Candidates often discussed this technical feature with some limitations, with some focusing solely on the use of dialogue or accent. Candidates did also relate the use of non diegetic sound to the emotional state of Amy whilst she was in her room and the contrast of non diegetic music showing the adults to be happy in the work they performed. The use of non-diegetic sound to emphasise Amy’s isolation was often commented on, as was the diction of the middle- aged characters that spoke “properly”. Other weaker candidates showed confusion with technical terminology, getting diegetic and non-diegetic sound the wrong way round. It is advised that centre’s do cover the technical features of sound thoroughly in order to give candidates an opportunity to fully engage with the analysis of the extract.

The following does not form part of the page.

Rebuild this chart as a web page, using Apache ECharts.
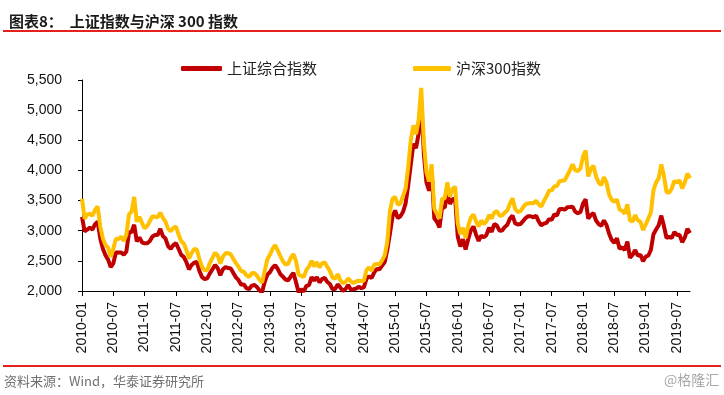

This proved to be the most problematic for candidates and the one technical area of analysis that was often omitted in candidate’s answers. Most candidates who addressed editing were able to address the type of transitions used and could comment on the pace of the editing. Weaker candidates often omitted any discussion of editing or offered quite simplistic accounts of how editing was used, for example in the use of quick succession cuts and short takes when the community takes apart the fishing hut at the end of the sequence. More able candidates could analyse technical issues of editing by way of analysis of the ellipsis, accounting for how the extract collapsed a series of events, for example, in explaining the narrative to represent Amy as a ‘troubled’ teenager who had no option left but to run away from school and then the home of Paul McDonald; then candidates were then able to comment on pacing, the use of continuity, most often through the shot reverse shot compositions in the extract and some through the use of sound as well. These candidates cleverly discussed how soundbridges were constructed through the use of non-diegetic music in the representation of age, for example, the stringed mood music representing the gloomy prospect that Amy faces, or the use of upbeat music to represent the happiness of the small rural community.

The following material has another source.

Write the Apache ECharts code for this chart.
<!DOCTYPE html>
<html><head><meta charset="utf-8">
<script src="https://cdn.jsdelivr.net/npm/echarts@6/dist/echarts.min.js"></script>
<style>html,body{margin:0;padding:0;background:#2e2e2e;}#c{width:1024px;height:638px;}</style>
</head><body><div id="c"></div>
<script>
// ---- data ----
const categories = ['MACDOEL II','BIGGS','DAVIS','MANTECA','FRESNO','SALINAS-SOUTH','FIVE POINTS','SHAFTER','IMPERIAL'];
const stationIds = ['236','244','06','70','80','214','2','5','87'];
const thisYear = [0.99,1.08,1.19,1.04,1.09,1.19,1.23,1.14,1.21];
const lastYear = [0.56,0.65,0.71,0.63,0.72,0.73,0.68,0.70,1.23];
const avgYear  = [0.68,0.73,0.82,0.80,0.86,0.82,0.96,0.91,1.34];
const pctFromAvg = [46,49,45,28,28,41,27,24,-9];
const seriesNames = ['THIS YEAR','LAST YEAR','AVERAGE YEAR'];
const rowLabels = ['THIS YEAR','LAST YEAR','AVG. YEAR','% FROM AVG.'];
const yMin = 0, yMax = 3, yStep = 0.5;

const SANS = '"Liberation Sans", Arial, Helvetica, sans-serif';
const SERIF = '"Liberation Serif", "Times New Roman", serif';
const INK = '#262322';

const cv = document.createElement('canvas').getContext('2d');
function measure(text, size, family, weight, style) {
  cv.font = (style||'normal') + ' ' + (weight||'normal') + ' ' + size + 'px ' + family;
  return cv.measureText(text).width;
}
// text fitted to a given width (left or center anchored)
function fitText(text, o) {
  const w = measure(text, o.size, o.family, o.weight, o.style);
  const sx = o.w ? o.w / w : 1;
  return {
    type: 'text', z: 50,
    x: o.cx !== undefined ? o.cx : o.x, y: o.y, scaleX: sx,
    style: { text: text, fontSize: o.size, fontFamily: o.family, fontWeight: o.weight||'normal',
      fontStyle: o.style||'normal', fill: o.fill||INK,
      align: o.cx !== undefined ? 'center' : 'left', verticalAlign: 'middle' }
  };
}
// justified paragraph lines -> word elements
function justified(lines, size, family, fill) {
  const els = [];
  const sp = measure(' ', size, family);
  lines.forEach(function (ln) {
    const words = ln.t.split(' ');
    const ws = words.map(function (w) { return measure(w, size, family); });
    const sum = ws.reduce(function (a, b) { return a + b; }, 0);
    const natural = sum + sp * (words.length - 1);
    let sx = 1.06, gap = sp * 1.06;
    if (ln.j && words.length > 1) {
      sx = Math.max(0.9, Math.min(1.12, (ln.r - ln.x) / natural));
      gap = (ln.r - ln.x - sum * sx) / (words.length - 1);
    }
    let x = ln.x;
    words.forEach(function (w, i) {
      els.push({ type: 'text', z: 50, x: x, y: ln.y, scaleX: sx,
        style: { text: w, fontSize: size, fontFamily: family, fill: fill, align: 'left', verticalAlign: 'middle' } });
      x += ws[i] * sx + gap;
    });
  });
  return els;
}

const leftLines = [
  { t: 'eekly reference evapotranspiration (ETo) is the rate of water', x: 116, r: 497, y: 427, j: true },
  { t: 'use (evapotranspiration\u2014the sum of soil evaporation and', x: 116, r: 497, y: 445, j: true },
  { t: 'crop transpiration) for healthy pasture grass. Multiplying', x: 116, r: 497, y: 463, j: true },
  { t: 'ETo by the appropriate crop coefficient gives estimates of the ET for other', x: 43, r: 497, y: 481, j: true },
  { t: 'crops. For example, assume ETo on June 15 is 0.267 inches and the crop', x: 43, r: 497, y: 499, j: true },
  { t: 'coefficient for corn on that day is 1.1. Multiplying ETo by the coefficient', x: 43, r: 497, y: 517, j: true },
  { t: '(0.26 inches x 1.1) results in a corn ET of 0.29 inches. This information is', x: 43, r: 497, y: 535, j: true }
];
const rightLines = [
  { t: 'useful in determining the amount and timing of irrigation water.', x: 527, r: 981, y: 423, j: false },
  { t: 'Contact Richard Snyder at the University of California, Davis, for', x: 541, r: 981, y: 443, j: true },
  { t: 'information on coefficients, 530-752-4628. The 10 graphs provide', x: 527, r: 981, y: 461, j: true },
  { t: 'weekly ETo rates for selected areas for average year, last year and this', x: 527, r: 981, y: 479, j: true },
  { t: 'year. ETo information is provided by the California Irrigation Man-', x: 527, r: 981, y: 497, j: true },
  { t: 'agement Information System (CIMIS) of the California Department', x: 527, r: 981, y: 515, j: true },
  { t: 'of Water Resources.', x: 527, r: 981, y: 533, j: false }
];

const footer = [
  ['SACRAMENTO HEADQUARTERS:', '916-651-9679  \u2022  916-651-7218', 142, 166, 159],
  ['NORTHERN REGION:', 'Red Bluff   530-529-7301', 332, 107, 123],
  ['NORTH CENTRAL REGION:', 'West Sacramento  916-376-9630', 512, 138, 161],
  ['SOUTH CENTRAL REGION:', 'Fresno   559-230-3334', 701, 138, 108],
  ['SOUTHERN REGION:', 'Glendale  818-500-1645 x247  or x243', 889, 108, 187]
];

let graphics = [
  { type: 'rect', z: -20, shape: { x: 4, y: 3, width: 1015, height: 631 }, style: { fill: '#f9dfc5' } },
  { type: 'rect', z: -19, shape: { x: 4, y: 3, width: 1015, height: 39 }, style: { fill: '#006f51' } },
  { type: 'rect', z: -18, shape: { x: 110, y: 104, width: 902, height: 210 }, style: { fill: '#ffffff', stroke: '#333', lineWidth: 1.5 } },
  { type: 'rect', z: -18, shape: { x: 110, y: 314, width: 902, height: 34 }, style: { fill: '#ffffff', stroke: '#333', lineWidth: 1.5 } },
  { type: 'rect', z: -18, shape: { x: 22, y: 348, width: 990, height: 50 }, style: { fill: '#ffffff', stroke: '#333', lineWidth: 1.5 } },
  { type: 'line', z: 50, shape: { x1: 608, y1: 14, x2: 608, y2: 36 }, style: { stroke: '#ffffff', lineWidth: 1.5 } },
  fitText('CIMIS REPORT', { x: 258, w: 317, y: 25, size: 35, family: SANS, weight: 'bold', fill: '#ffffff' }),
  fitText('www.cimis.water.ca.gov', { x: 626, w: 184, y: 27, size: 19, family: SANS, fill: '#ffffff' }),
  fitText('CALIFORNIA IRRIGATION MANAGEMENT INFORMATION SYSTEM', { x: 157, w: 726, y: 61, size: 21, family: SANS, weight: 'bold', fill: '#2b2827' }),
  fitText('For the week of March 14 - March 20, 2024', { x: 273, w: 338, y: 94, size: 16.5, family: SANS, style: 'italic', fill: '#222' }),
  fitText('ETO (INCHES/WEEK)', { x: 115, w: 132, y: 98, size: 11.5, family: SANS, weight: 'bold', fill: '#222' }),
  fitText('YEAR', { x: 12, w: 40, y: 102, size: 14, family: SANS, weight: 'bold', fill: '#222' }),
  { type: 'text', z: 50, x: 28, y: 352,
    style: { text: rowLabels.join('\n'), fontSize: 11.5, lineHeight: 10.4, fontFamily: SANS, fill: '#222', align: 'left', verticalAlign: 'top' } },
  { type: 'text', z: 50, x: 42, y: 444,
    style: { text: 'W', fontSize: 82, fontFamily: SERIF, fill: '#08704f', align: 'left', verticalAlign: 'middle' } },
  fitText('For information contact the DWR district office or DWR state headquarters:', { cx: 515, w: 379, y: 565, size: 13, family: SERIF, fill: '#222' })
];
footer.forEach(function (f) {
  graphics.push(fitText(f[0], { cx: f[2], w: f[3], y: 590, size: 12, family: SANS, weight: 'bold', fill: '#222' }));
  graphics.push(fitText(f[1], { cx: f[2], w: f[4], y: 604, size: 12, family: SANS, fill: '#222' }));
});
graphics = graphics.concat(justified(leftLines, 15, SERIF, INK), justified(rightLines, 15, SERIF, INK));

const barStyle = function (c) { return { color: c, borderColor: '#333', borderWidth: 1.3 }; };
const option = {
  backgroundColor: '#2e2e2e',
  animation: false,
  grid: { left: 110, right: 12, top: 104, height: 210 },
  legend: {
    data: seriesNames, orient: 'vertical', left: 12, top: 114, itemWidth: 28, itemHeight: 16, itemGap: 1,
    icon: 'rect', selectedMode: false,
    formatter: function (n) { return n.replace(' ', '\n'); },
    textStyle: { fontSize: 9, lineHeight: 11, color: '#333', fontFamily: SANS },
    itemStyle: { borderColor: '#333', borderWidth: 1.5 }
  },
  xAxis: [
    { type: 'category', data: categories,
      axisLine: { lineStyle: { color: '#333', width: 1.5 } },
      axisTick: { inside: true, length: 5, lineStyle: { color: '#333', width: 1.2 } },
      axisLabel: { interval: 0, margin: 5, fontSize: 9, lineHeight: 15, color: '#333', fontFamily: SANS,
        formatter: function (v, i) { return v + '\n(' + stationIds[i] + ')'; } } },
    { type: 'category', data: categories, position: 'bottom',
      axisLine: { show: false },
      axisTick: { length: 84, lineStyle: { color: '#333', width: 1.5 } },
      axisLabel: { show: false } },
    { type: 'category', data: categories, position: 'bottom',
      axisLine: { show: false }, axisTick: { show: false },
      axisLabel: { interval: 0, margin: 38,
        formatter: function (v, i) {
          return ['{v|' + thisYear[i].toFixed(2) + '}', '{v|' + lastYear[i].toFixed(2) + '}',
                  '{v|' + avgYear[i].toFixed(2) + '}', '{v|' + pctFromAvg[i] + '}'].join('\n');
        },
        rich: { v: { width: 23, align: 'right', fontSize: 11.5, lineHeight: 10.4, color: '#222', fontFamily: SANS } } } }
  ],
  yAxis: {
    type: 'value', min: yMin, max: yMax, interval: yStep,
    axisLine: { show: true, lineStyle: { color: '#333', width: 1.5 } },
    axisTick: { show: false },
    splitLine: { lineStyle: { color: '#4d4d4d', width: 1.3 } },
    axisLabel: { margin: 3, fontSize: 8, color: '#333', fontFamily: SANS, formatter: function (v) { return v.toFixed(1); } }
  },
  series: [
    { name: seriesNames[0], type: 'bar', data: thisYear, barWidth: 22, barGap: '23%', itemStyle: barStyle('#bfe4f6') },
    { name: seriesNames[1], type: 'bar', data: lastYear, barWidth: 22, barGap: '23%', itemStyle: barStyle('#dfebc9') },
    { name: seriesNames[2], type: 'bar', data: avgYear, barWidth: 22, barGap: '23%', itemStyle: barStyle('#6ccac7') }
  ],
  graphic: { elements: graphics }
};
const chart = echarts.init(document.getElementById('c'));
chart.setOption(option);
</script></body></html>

This key media concept was either addressed at the beginning of the candidates or at the end, but sometimes when at the end, the analysis was all too cursory. Candidates were able to relate the representation of a variety of age groups closely to the textual elements of the extract. There was some solid analysis of age and how it can be stereotyped in a variety of ways: teenage emotionality; adult authority; caring nature of the older female adult and other sensibly reasoned representations. Weaker candidates failed to focus on the representation of age, relating their analysis to the region or the gender of the characters.